The main obstacle for accurate 3D tracking is the presence of the sensors' line of sight (LOS) biases which are usually ˜10× or up to 100× (depending on application) larger than the measurement errors in the sensors' focal planes (FPs). Some common LOS biases are caused by the sensor installation on the platform, misalignments between FP and the inertial measurement unit (IMU) including misalignments between focal planes of multi-band sensors; by uncertainties in positions of the sensors; by atmospheric refraction effects (including multi-band dependencies); and by time synchronization errors between multiple sensors. These LOS bias errors are hard to characterize statistically (unlike random measurement noise) and therefore the robustness of the estimation process is decreased when a lack of knowledge of the statistics of the bias errors exists. To reduce the LOS biases, current solutions include star calibration, which uses the angular star measurements for each sensor to estimate its absolute LOS via the Stellar-Inertial LOS estimation algorithm. But, in general, the inclusion of LOS biases (even reduced via the star calibration) in the 3D tracking processes results in decreased performance of the tracker, for example Multiple-Hypotheses Tracking (MHT) algorithm (in terms of error covariances for the state-vector and probabilities for multiple hypotheses).

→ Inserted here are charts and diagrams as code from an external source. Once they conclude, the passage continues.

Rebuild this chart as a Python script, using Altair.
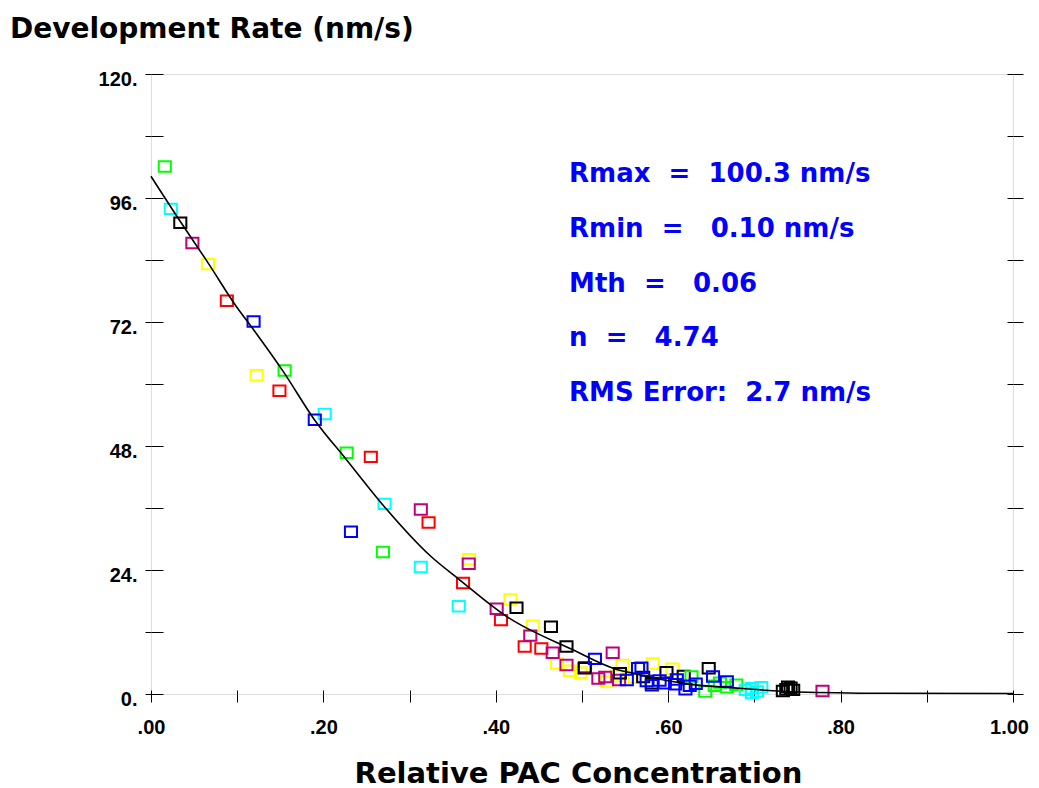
import altair as alt
import pandas as pd

# ---------------- data ----------------
series_names = ["yellow", "red", "magenta", "black", "green", "cyan", "blue"]
series_colors = ["#ffff00", "#ff0000", "#bf007f", "#000000", "#00ff00", "#00ffff", "#0000ff"]

yellow_x = [0.066, 0.1226, 0.369, 0.417, 0.443, 0.471, 0.486, 0.4985, 0.529, 0.547, 0.5615, 0.582, 0.605, 0.540]
yellow_y = [83.2, 61.7, 26.1, 18.3, 13.2, 5.9, 4.5, 4.1, 2.4, 5.6, 3.2, 5.9, 4.9, 3.5]

red_x = [0.088, 0.149, 0.255, 0.322, 0.362, 0.406, 0.4335, 0.4528]
red_y = [76.1, 58.7, 45.9, 33.2, 21.5, 14.3, 9.2, 8.8]

magenta_x = [0.048, 0.313, 0.3686, 0.401, 0.440, 0.466, 0.482, 0.5035, 0.5356, 0.519, 0.527, 0.543, 0.779]
magenta_y = [87.3, 35.7, 25.2, 16.5, 11.3, 8.0, 5.6, 5.2, 8.0, 3.0, 3.3, 2.7, 0.6]

black_x = [0.034, 0.424, 0.464, 0.482, 0.503, 0.544, 0.571, 0.581, 0.598, 0.618, 0.647, 0.737, 0.742, 0.745, 0.733, 0.739]
black_y = [91.2, 16.7, 13.0, 9.2, 5.0, 4.0, 3.3, 2.1, 4.2, 3.5, 5.0, 0.9, 1.2, 0.8, 0.6, 1.4]

green_x = [0.016, 0.155, 0.227, 0.269, 0.627, 0.643, 0.654, 0.679, 0.668, 0.660]
green_y = [102.1, 62.6, 46.7, 27.5, 3.4, 0.5, 1.6, 1.8, 1.3, 2.2]

cyan_x = [0.023, 0.2015, 0.271, 0.313, 0.357, 0.697, 0.708, 0.697, 0.690, 0.703]
cyan_y = [93.9, 54.2, 36.8, 24.6, 17.0, 1.1, 1.3, 0.2, 0.8, 0.5]

blue_x = [0.119, 0.190, 0.232, 0.515, 0.565, 0.552, 0.569, 0.581, 0.596, 0.608, 0.620, 0.632, 0.652, 0.668, 0.590, 0.610, 0.625, 0.575]
blue_y = [72.1, 53.1, 31.4, 6.8, 5.0, 2.7, 5.1, 1.7, 2.1, 1.9, 0.9, 2.0, 3.4, 2.4, 2.6, 2.8, 1.6, 2.5]

curve_x = [0.000, 0.035, 0.066, 0.099, 0.119, 0.1535, 0.190, 0.227, 0.271, 0.3236, 0.358, 0.4126, 0.490, 0.536, 0.559, 0.620, 0.683, 0.750, 0.850, 1.000]
curve_y = [100.2, 91.2, 83.5, 75.0, 70.5, 62.4, 53.0, 45.3, 36.2, 26.8, 22.1, 15.0, 8.5, 5.0, 4.0, 2.0, 1.1, 0.4, 0.15, 0.1]

ann_text = ["Rmax\u00a0 =\u00a0 100.3 nm/s",
            "Rmin\u00a0 =\u00a0 \u00a00.10 nm/s",
            "Mth\u00a0 =\u00a0 \u00a00.06",
            "n\u00a0 =\u00a0 \u00a04.74",
            "RMS Error:\u00a0 2.7 nm/s"]
ann_x = [0.485] * 5
ann_y = [99.1, 88.45, 77.9, 67.35, 56.7]

x_ticks = [0.0, 0.1, 0.2, 0.3, 0.4, 0.5, 0.6, 0.7, 0.8, 0.9, 1.0]
y_ticks = [0, 12, 24, 36, 48, 60, 72, 84, 96, 108, 120]

# ---------------- build tables ----------------
all_x = [yellow_x, red_x, magenta_x, black_x, green_x, cyan_x, blue_x]
all_y = [yellow_y, red_y, magenta_y, black_y, green_y, cyan_y, blue_y]
rows = []
for i, (xs, ys) in enumerate(zip(all_x, all_y)):
    for xv, yv in zip(xs, ys):
        rows.append({"conc": xv, "rate": yv, "series": series_names[i], "ord": i})
pts_df = pd.DataFrame(rows)
curve_df = pd.DataFrame({"conc": curve_x, "rate": curve_y})
ann_df = pd.DataFrame({"conc": ann_x, "rate": ann_y, "label": ann_text})

W, H = 862, 620
xscale = alt.Scale(domain=[0, 1], nice=False, zero=False)
yscale = alt.Scale(domain=[0, 120], nice=False, zero=False)

LBL = dict(labelFont="Liberation Sans", labelFontWeight="bold", labelFontSize=20,
           labelColor="black", tickColor="black", tickWidth=1, domain=False,
           grid=False, title=None)

x_lbl_expr = ("round(datum.value*10) % 2 === 0 ? (datum.value < 1 ? "
              "substring(format(datum.value, '.2f'), 1) : format(datum.value, '.2f')) : ''")
y_lbl_expr = "datum.value % 24 === 0 ? datum.value + '.' : ''"

x_axis_out = alt.Axis(orient="bottom", values=x_ticks, labelExpr=x_lbl_expr,
                      tickSize=8, labelPadding=15, labelFlush=False, labelOverlap=False,
                      labelOffset={"condition": {"test": "datum.value > 0.95", "value": -4}, "value": 0},
                      **LBL)
y_axis_out = alt.Axis(orient="left", values=y_ticks, labelExpr=y_lbl_expr,
                      tickSize=6, labelPadding=8, labelOffset=5, labelOverlap=False, **LBL)
x_axis_in = alt.Axis(orient="bottom", values=x_ticks, labels=False, tickSize=4, offset=-4,
                     tickColor="black", tickWidth=1, domain=False, grid=False, title=None)
y_axis_in = alt.Axis(orient="left", values=y_ticks, labels=False, tickSize=12, offset=-12,
                     tickColor="black", tickWidth=1, domain=False, grid=False, title=None)
y_axis_r_out = alt.Axis(orient="right", values=y_ticks, labels=False, tickSize=10,
                        tickColor="black", tickWidth=1, domain=False, grid=False, title=None)
y_axis_r_in = alt.Axis(orient="right", values=y_ticks, labels=False, tickSize=6, offset=-6,
                       tickColor="black", tickWidth=1, domain=False, grid=False, title=None)

square = "M-1.1,-0.95H1.1V0.95H-1.1Z"

points = alt.Chart(pts_df).mark_point(
    shape=square, size=121, filled=False, strokeWidth=2, opacity=1
).encode(
    x=alt.X("conc:Q", scale=xscale, axis=x_axis_out),
    y=alt.Y("rate:Q", scale=yscale, axis=y_axis_out),
    color=alt.Color("series:N", scale=alt.Scale(domain=series_names, range=series_colors), legend=None),
    order=alt.Order("ord:Q"),
)

curve = alt.Chart(curve_df).mark_line(
    color="black", strokeWidth=1.6, interpolate="monotone"
).encode(
    x=alt.X("conc:Q", scale=xscale, axis=x_axis_in),
    y=alt.Y("rate:Q", scale=yscale, axis=y_axis_in),
)

ann = alt.Chart(ann_df).mark_text(
    align="left", baseline="alphabetic", font="DejaVu Sans", fontWeight="bold",
    fontSize=26, color="#0000ff"
).encode(
    x=alt.X("conc:Q", scale=xscale, axis=None),
    y=alt.Y("rate:Q", scale=yscale, axis=y_axis_r_out),
    text="label:N",
)

ann2 = alt.Chart(ann_df.head(1)).mark_text(opacity=0).encode(
    x=alt.X("conc:Q", scale=xscale, axis=None),
    y=alt.Y("rate:Q", scale=yscale, axis=y_axis_r_in),
    text="label:N",
)

title_df = pd.DataFrame({"t": ["Development Rate (nm/s)"]})
ytitle = alt.Chart(title_df).mark_text(
    align="left", baseline="alphabetic", font="DejaVu Sans", fontWeight="bold",
    fontSize=28, color="black"
).encode(x=alt.value(-141), y=alt.value(-36), text="t:N")

xt_df = pd.DataFrame({"t": ["Relative PAC Concentration"]})
xtitle = alt.Chart(xt_df).mark_text(
    align="center", baseline="alphabetic", font="DejaVu Sans", fontWeight="bold",
    fontSize=29, color="black"
).encode(x=alt.value(427.5), y=alt.value(709), text="t:N")

chart = alt.layer(points, curve, ann, ann2, ytitle, xtitle).resolve_axis(
    x="independent", y="independent"
).properties(
    width=W, height=H,
    autosize=alt.AutoSizeParams(type="none"),
    padding={"left": 143, "top": 66, "right": 18, "bottom": 96},
).configure_view(stroke="black", strokeWidth=2.5).configure(background="white")

chart.save("out.html", embed_options={"renderer": "svg", "actions": False})
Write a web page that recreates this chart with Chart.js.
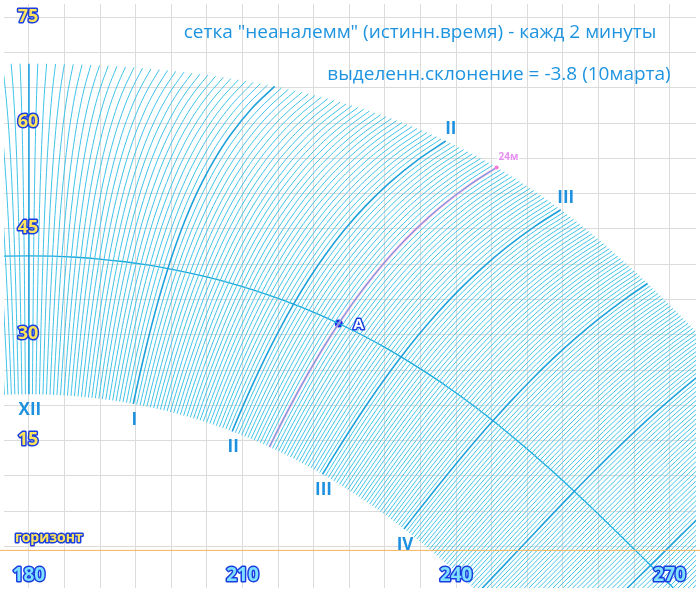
<!DOCTYPE html>
<html>
<head>
<meta charset="utf-8">
<script src="https://cdn.jsdelivr.net/npm/chart.js@4.4.1/dist/chart.umd.min.js"></script>
<style>
  html, body { margin: 0; padding: 0; background: #fff; }
  #wrap { width: 700px; height: 592px; }
</style>
</head>
<body>
<div id="wrap"><canvas id="grid"></canvas></div>
<script>
// Site latitude and grid definition
const latitude = 45;
const declinationNodes = [-23.44, -20, -16, -12, -8, -4, 0, 4, 8, 12, 16, 20, 23.44];
const hoursDrawn = [-1, 0, 1, 2, 3, 4, 5, 6, 7];
const minuteStep = 2;
const markedDeclination = -3.8;
const markedTime = { hour: 2, minute: 24 };
const bottomHourLabels = ['XII', 'I', 'II', 'III', 'IV'];
const topHourLabels = [{ hour: 2, text: 'II' }, { hour: 3, text: 'III' }];
const xTickLabels = [180, 210, 240, 270];
const yTickLabels = [15, 30, 45, 60, 75];

// hour angle (deg) + declination -> azimuth (from north) / altitude
function toHorizon(H, dec) {
    const r = Math.PI / 180;
    const f = latitude * r, d = dec * r, h = H * r;
    const sinAlt = Math.sin(f) * Math.sin(d) + Math.cos(f) * Math.cos(d) * Math.cos(h);
    const alt = Math.asin(sinAlt) / r;
    const az = Math.atan2(Math.sin(h), Math.cos(h) * Math.sin(f) - Math.tan(d) * Math.cos(f)) / r;
    return { x: 180 + az, y: alt };
}

const datasets = [];

// hour lines every 2 minutes
hoursDrawn.forEach(hr => {
    for (let m = 0; m < 60; m += minuteStep) {
        const H = (hr + m / 60) * 15;
        const isHour = m === 0;
        datasets.push({
            data: declinationNodes.map(d => toHorizon(H, d)),
            borderColor: isHour ? '#1ea2dc' : '#3fc3e8',
            borderWidth: isHour ? 1.6 : 1,
            tension: 0.4,
            pointRadius: 0
        });
    }
});

// highlighted time line (2h24m)
const markedH = (markedTime.hour + markedTime.minute / 60) * 15;
datasets.push({
    data: declinationNodes.map(d => toHorizon(markedH, d)),
    borderColor: '#f57ad6',
    borderWidth: 2,
    tension: 0.4,
    pointRadius: 0
});

// highlighted declination line
const decMinutes = [];
for (let m = -90; m <= 480; m += 10) decMinutes.push(m);
datasets.push({
    data: decMinutes.map(m => toHorizon(m / 4, markedDeclination)),
    borderColor: '#1aa8dc',
    borderWidth: 1.3,
    tension: 0.4,
    pointRadius: 0
});

// point A
datasets.push({
    data: [toHorizon(markedH, markedDeclination)],
    pointRadius: 4,
    pointBackgroundColor: '#1a2be6',
    pointBorderWidth: 0,
    showLine: false
});

function outlined(ctx, text, x, y, fill, stroke, font, align) {
    ctx.font = font;
    ctx.textAlign = align || 'center';
    ctx.textBaseline = 'middle';
    ctx.lineJoin = 'round';
    ctx.lineWidth = 3;
    ctx.strokeStyle = stroke;
    ctx.strokeText(text, x, y);
    ctx.fillStyle = fill;
    ctx.fillText(text, x, y);
}

const labelsPlugin = {
    id: 'labels',
    afterDatasetsDraw(chart) {
        const ctx = chart.ctx;
        const xs = chart.scales.x, ys = chart.scales.y;
        const px = p => ({ x: xs.getPixelForValue(p.x), y: ys.getPixelForValue(p.y) });
        ctx.save();

        // horizon
        const hy = ys.getPixelForValue(0) + 4;
        ctx.strokeStyle = '#f4b25a';
        ctx.lineWidth = 1;
        ctx.beginPath(); ctx.moveTo(0, hy); ctx.lineTo(700, hy); ctx.stroke();
        outlined(ctx, 'горизонт', 15, hy - 12, '#ffe45c', '#1a3de0', 'bold 14px "Open Sans"', 'left');

        // axis numbers
        xTickLabels.forEach(v => outlined(ctx, String(v), xs.getPixelForValue(v), hy + 25, '#7fe0ff', '#1a3de0', 'bold 19px "Open Sans"'));
        yTickLabels.forEach(v => outlined(ctx, String(v), 28, ys.getPixelForValue(v) - 1, '#ffe45c', '#1a3de0', 'bold 18px "Open Sans"'));

        // hour labels
        ctx.font = 'bold 17px "Open Sans"';
        bottomHourLabels.forEach((t, i) => {
            const p = px(toHorizon(i * 15, -23.44));
            ctx.fillStyle = '#1e90e0'; ctx.textAlign = 'center'; ctx.textBaseline = 'middle';
            ctx.fillText(t, p.x + 1, p.y + 16);
        });
        topHourLabels.forEach(o => {
            const p = px(toHorizon(o.hour * 15, 23.44));
            ctx.fillStyle = '#1e90e0';
            ctx.fillText(o.text, p.x + 5, p.y - 12);
        });

        // 24m label
        const pt = px(toHorizon(markedH, 23.44));
        ctx.beginPath(); ctx.arc(pt.x, pt.y, 2, 0, Math.PI * 2); ctx.fillStyle = '#f57ad6'; ctx.fill();
        outlined(ctx, '24м', pt.x + 2, pt.y - 10, '#e590f0', '#fff', 'bold 10px "Open Sans"', 'left');

        // A
        const pa = px(toHorizon(markedH, markedDeclination));
        outlined(ctx, 'A', pa.x + 20, pa.y + 1, '#ffffff', '#1a3de0', 'bold 15px "Open Sans"');

        // titles
        ctx.fillStyle = '#1e94e0';
        ctx.font = '19px "Open Sans"';
        ctx.textAlign = 'center';
        ctx.textBaseline = 'middle';
        ctx.fillText('сетка "неаналемм" (истинн.время) - кажд 2 минуты', 420, 33);
        ctx.fillText('выделенн.склонение = -3.8 (10марта)', 499, 75);
        ctx.restore();
    }
};

new Chart(document.getElementById('grid'), {
    type: 'line',
    data: { datasets: datasets },
    plugins: [labelsPlugin],
    options: {
        responsive: true,
        maintainAspectRatio: false,
        animation: false,
        layout: { padding: 0 },
        plugins: { legend: { display: false }, tooltip: { enabled: false } },
        scales: {
            x: {
                type: 'linear', min: 176.5, max: 273.7,
                ticks: { display: false, stepSize: 5 },
                grid: { color: '#dcdcdc', drawTicks: false },
                border: { display: false },
                afterBuildTicks: s => { s.ticks = []; for (let v = 180; v <= 270; v += 5) s.ticks.push({ value: v }); }
            },
            y: {
                type: 'linear', min: -5.9, max: 76.9,
                ticks: { display: false, stepSize: 5 },
                grid: { color: '#dcdcdc', drawTicks: false },
                border: { display: false },
                afterBuildTicks: s => { s.ticks = []; for (let v = 0; v <= 75; v += 5) s.ticks.push({ value: v }); }
            }
        }
    }
});
</script>
</body>
</html>
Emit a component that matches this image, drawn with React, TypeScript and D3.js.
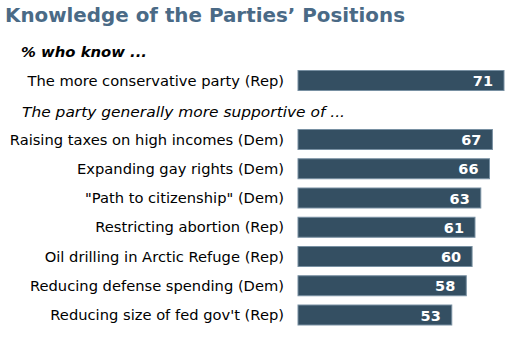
import React, { useEffect, useRef } from 'react';
import * as d3 from 'd3';

const topLabel = 'The more conservative party (Rep)';
const topValue = 71;

const issueLabels = [
  'Raising taxes on high incomes (Dem)',
  'Expanding gay rights (Dem)',
  '"Path to citizenship" (Dem)',
  'Restricting abortion (Rep)',
  'Oil drilling in Arctic Refuge (Rep)',
  'Reducing defense spending (Dem)',
  "Reducing size of fed gov't (Rep)",
];
const issueValues = [67, 66, 63, 61, 60, 58, 53];

const width = 512;
const height = 353;

const App: React.FC = () => {
  const svgRef = useRef<SVGSVGElement>(null);

  useEffect(() => {
    if (!svgRef.current) return;
    const svg = d3.select(svgRef.current);
    svg.selectAll('*').remove();

    const font = 'Verdana, "DejaVu Sans", sans-serif';
    const barFill = '#344f62';
    const barStroke = '#7890a2';
    const barH = 20;

    const x = d3.scaleLinear().domain([0, 71]).range([298, 504]);
    const yIssue = d3
      .scaleLinear()
      .domain([0, issueLabels.length - 1])
      .range([129.5, 129.5 + 29.25 * (issueLabels.length - 1)]);

    const rows = [{ label: topLabel, value: topValue, y: 70.5 }].concat(
      issueLabels.map((label, i) => ({ label, value: issueValues[i], y: yIssue(i) }))
    );

    // Title
    svg
      .append('text')
      .attr('x', 5)
      .attr('y', 22)
      .attr('font-family', font)
      .attr('font-weight', 'bold')
      .attr('font-size', 20)
      .attr('fill', '#4a6a86')
      .attr('textLength', 400)
      .attr('lengthAdjust', 'spacingAndGlyphs')
      .text('Knowledge of the Parties\u2019 Positions');

    svg
      .append('text')
      .attr('x', 21)
      .attr('y', 57)
      .attr('font-family', font)
      .attr('font-weight', 'bold')
      .attr('font-style', 'italic')
      .attr('font-size', 14.5)
      .attr('fill', '#000')
      .attr('textLength', 126)
      .attr('lengthAdjust', 'spacingAndGlyphs')
      .text('% who know ...');

    svg
      .append('text')
      .attr('x', 22)
      .attr('y', 117)
      .attr('font-family', font)
      .attr('font-style', 'italic')
      .attr('font-size', 14.5)
      .attr('fill', '#000')
      .attr('textLength', 323)
      .attr('lengthAdjust', 'spacingAndGlyphs')
      .text('The party generally more supportive of ...');

    const g = svg.append('g');

    g.selectAll('rect.bar')
      .data(rows)
      .enter()
      .append('rect')
      .attr('class', 'bar')
      .attr('x', x(0))
      .attr('y', d => d.y)
      .attr('width', d => x(d.value) - x(0))
      .attr('height', barH)
      .attr('fill', barFill)
      .attr('stroke', barStroke)
      .attr('stroke-width', 1);

    g.selectAll('text.label')
      .data(rows)
      .enter()
      .append('text')
      .attr('class', 'label')
      .attr('x', 284)
      .attr('y', d => d.y + barH / 2 + 5)
      .attr('text-anchor', 'end')
      .attr('font-family', font)
      .attr('font-size', 14.7)
      .attr('fill', '#000')
      .text(d => d.label);

    g.selectAll('text.value')
      .data(rows)
      .enter()
      .append('text')
      .attr('class', 'value')
      .attr('x', d => x(d.value) - 11)
      .attr('y', d => d.y + barH / 2 + 5.5)
      .attr('text-anchor', 'end')
      .attr('font-family', font)
      .attr('font-weight', 'bold')
      .attr('font-size', 14.5)
      .attr('fill', '#fff')
      .text(d => d.value);
  }, []);

  return (
    <svg
      ref={svgRef}
      width={width}
      height={height}
      style={{ position: 'absolute', left: 0, top: 0, background: '#fff' }}
    />
  );
};

export default App;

The problem of multi-sensor, multi-target 3D fusion has been of practical interest for some time. Typical approaches are based on the two major stages: target/feature association; and target/feature tracking in 3D. “Target” is defined herein as an object already confirmed to be a target and can be subsequently tracked. “Feature” is defined as any object (e.g., clutter) which is considered to be a candidate for being declared to be a target and thus needs to be associated and tracked across the sensors to confirms that it is in fact a real target or not. Hereinafter, “target” as used refers to a target, a feature or both. At the target association stage, the closest approach (triangulation) is used to intersect the line of sight (LOS) from each of two (or more) sensors to the potential target and generate the best associations of 2D tracks in order to estimate the initial 3D positions of the targets as viewed by the multiple sensors. There are various data association algorithms, such as the Munkres algorithm, which is based on the efficient handling of target-pair combinatorics. This approach mitigates the LOS biases via global optimization in the azimuth/elevation space or miss distance between the LOS
At the tracking stage a powerful MHT framework is often used for tracking multiple targets over time and continuing associations of tracks from multiple sensors. At this stage, the measurement models are usually linearized and an Extended Kalman-type Filter (EKF) as a part of the MHT framework is used for each target to estimate an extended state vector, which includes the targets' positions and velocities as well as LOS biases (modelled by first- or higher-order Markov shaping filters). However, Kalman-type filtering is a computationally expensive and complex process when the number of targets is large and therefore a large covariance matrix is needed for the state-vector of each target and the common biases vector.
Typically, the effect of LOS biases is more severe for narrow/medium field-of-view (FOV) sensors (e.g., FOV <10°), when the goal is to fully utilize the high-resolution of the pixel. This is the typical case for the modern electro-optical or infrared (EO/IR) remote sensors. In any case, it is highly desirable to isolate LOS biases, because, unlike measurement noise, they are difficult to characterize (correlated in time) and are unpredictable. Any mismatch in their statistical modeling can result into divergent 3D estimates.
Accordingly, there is a need for a more efficient, more flexible, less computationally complex and higher quality approach to multi-sensor, multi-target 3D fusion for an EO/IR sensor system.